Tropical Depression #4 in the eastern East Pacific, off the Pacific coast of Mexico and a couple of low pressure systems, one just 370 km (230 miles) east of Jacksonville, Florida are signs that something may be ‘afoot’ in our neck-of-the-woods.
TD #4 is near Acapulco, Mexico in the same region that has recently generated other tropical activity during the 2014 East Pacific Hurricane Season, which officially activated on 15 May 2014. The system which is moving generally WNW at 26 kph (16 mph) is being ‘chased’ by a large low pressure cell near the coast that may be showing some cyclonic tendencies. While both these east Pacific storms are moving away fro the mainland, vast amounts of rain and potential flooding is possible along the coastal region in central/southern Mexico.

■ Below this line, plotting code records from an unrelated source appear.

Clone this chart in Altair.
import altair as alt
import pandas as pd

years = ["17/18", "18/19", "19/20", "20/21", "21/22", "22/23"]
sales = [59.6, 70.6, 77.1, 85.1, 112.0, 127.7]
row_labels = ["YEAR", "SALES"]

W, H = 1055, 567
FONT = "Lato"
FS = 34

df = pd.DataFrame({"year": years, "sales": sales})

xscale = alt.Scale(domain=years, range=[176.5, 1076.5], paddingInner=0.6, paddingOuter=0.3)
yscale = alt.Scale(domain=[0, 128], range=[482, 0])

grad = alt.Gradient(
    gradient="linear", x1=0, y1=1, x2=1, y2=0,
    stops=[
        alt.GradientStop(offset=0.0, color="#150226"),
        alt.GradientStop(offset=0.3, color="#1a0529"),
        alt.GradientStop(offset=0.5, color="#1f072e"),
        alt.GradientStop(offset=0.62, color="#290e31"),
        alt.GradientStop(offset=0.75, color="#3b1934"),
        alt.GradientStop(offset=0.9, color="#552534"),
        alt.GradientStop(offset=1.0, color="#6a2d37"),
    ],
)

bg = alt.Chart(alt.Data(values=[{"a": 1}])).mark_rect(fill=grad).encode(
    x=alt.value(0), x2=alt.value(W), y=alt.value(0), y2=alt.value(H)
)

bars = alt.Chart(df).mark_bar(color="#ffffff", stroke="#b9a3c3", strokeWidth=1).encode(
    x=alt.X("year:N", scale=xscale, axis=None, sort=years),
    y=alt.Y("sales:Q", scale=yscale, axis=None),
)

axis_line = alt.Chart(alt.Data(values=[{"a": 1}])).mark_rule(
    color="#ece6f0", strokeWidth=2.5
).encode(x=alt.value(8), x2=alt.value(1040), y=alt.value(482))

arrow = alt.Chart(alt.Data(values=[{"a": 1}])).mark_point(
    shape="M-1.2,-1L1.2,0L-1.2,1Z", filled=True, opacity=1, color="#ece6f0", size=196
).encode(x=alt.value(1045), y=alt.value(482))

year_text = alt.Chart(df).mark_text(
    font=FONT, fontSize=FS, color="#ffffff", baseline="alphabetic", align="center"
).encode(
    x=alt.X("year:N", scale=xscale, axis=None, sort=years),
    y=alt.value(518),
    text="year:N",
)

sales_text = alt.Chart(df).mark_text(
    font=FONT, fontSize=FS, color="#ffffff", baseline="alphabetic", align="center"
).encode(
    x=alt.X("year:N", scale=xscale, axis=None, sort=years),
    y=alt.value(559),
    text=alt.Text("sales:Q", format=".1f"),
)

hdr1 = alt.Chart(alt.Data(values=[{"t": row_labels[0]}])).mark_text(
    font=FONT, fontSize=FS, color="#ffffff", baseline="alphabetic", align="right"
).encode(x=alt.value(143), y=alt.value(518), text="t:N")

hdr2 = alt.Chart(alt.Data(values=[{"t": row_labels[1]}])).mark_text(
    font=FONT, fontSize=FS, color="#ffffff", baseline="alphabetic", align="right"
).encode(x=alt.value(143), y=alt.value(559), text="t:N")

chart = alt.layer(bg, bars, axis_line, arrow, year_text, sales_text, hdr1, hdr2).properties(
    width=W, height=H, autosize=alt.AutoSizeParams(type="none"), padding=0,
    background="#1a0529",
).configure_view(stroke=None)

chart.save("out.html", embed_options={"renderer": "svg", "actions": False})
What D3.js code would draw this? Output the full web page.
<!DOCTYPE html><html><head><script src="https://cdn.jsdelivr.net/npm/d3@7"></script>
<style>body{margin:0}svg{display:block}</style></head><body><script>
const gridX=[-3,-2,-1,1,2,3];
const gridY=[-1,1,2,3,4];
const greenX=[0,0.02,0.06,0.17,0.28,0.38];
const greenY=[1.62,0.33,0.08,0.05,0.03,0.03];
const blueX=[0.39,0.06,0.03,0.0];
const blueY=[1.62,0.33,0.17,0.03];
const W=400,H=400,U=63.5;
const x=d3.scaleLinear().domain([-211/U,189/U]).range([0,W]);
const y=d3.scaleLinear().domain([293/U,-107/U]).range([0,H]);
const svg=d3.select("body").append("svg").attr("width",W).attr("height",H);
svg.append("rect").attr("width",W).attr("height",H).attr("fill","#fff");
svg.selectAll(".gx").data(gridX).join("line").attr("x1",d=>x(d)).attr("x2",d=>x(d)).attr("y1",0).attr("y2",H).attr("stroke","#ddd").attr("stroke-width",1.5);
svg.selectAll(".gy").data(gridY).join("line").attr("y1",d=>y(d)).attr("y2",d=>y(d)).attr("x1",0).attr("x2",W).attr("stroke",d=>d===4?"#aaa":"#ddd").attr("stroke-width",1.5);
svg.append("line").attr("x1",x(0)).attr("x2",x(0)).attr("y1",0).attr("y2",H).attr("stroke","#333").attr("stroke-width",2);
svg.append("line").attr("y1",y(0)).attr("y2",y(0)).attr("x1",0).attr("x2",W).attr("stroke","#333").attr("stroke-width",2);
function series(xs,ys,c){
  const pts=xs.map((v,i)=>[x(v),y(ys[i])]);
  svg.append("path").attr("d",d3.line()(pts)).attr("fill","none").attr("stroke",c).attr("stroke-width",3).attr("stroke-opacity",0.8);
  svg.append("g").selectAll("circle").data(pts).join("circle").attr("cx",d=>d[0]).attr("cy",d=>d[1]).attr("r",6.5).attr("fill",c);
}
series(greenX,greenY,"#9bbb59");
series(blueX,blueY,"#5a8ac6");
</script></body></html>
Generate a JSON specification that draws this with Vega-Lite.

Closer to us, here in Florida, there is a low pressure system some 370 km (230 miles) east of Jacksonville that is moving generally southward paralleling the coastline. This system is tracking in a favorable ocean-atmosphere environment and showing some potential for cyclonic development in the course of the next couple of days. The National Hurricane Center is investigating this system.
Zooming out to look at the larger North Atlantic basin and parts of the Pacific we can see the outline of the ‘belt of tropical activity’gradually getting more defined and gradually shifting northward. It is clear we must monitor all of these systems closely, while remaining prepared and alert. Practice MITIGATION!